Somut olaya gelince; 13.05.2014 tarihli celsede; ‘‘HMK’nin 186. maddesi gereği tahkikatın bittiği, sözlü yargılamaya geçildiği, hususunun ve bir daha ki celse belirlenen gün ve saatte mahkemede hazır bulunmadıkları takdirde yokluklarında hüküm verileceği hususunun taraflara ihtarına, (ihtarat yapıldı)’’ şeklinde ara karar kurulmuştur. Davacı vekili ise, 04.06.2014 tarihli ıslah dilekçesi ile dava dilekçesindeki 10.000,00 TL ecrimisil talebini arttırarak 2.047.922,00 TL asıl alacak ile birlikte, asıl alacağa dava tarihine kadar işletilen 163.390,75 TL yasal faiz tutarının ödenmesine, 2.047.922,00 TL asıl alacağa dava tarihinden itibaren işleyecek avans faizi oranında temerrüt faizi işletilerek tahsiline karar verilmesini talep etmiş ve 05.06.2014 tarihinde 37.592,95 TL ıslah harcı yatırmıştır. Mahkemece 05.06.2014 tarihli son celsede ıslah ile attırılan dava değeri dikkate alınarak hüküm kurulmuştur. Ancak taraf vekillerinin hazır olduğu 13.05.2014 tarihli celsede tahkikatın sona erdiği bildirildiğine göre tahkikatın sona ermesinden sonra yapılan ıslah ile arttırılan miktar yönünden ret kararı verilmesi gerekirken, yazılı şekilde sonuca gidilmesi hatalıdır.
Kabule göre de; hükmedilecek ecrimisil bedellerine ait olduğu yıllar itibariyle her dönem sonu tahakkuk tarihi itibariyle kademeli olarak belirlenen faize hükmedilmesi gerektiğinden, aylık kademeli faiz işletilmesine karar verilmesi yönünde bozma yapılması da doğru görülmemiştir. ” denmekle düzeltilmiş ise de, Dairemizin karar düzeltme ilamında maddi hata yapıldığı görülmektedir. Maddi hatanın Yargıtay ilamında yer alması halinde, bu maddi hatanın HMK’nin 305 (HUMK’un 459). maddesi gereğince hükmün infazına kadar Dairesince düzeltilmesi mümkündür.

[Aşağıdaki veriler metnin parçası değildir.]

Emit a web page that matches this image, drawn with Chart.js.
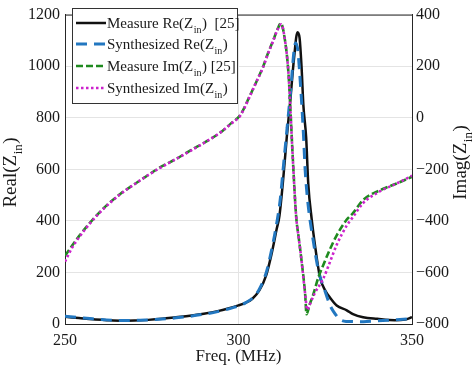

SONUÇ: Yukarıda açıklanan nedenlerle davalı vekilinin Dairemizin 22.11.2018 tarihli ve 2018/2514 Esas, 2018/19074 Karar sayılı ilamıyla maddi hata yapıldığı görüldüğünden, maddi hata talebinin kabulü ile Daire ilamının 2. bendinin somut olaya gelince ibaresi ile başlayan paragrafının son cümlesinde yer alan “… yönünden ret kararı” ibaresi çıkartılarak yerine “göz önünde bulundurulmaksızın karar” ibaresinin eklenmesine , sonuç kısmında yer alan “1. Hukuk Dairesinin 13.06.2017 tarihli ve 2014/20750 Esas, 2017/3433 Karar sayılı ilamının” ibaresinin çıkartılarak yerine “… 4. Asliye Ticaret Mahkemesinin 05.06.2014 tarihli ve 2011/751 Esas, 2014/182 Karar sayılı hükmünün” ibaresinin eklenmesine, Daire ilamındaki MADDİ HATANIN bu şekilde DÜZELTİLMESİNE, 22/05/2019 tarihinde oybirliğiyle karar verildi.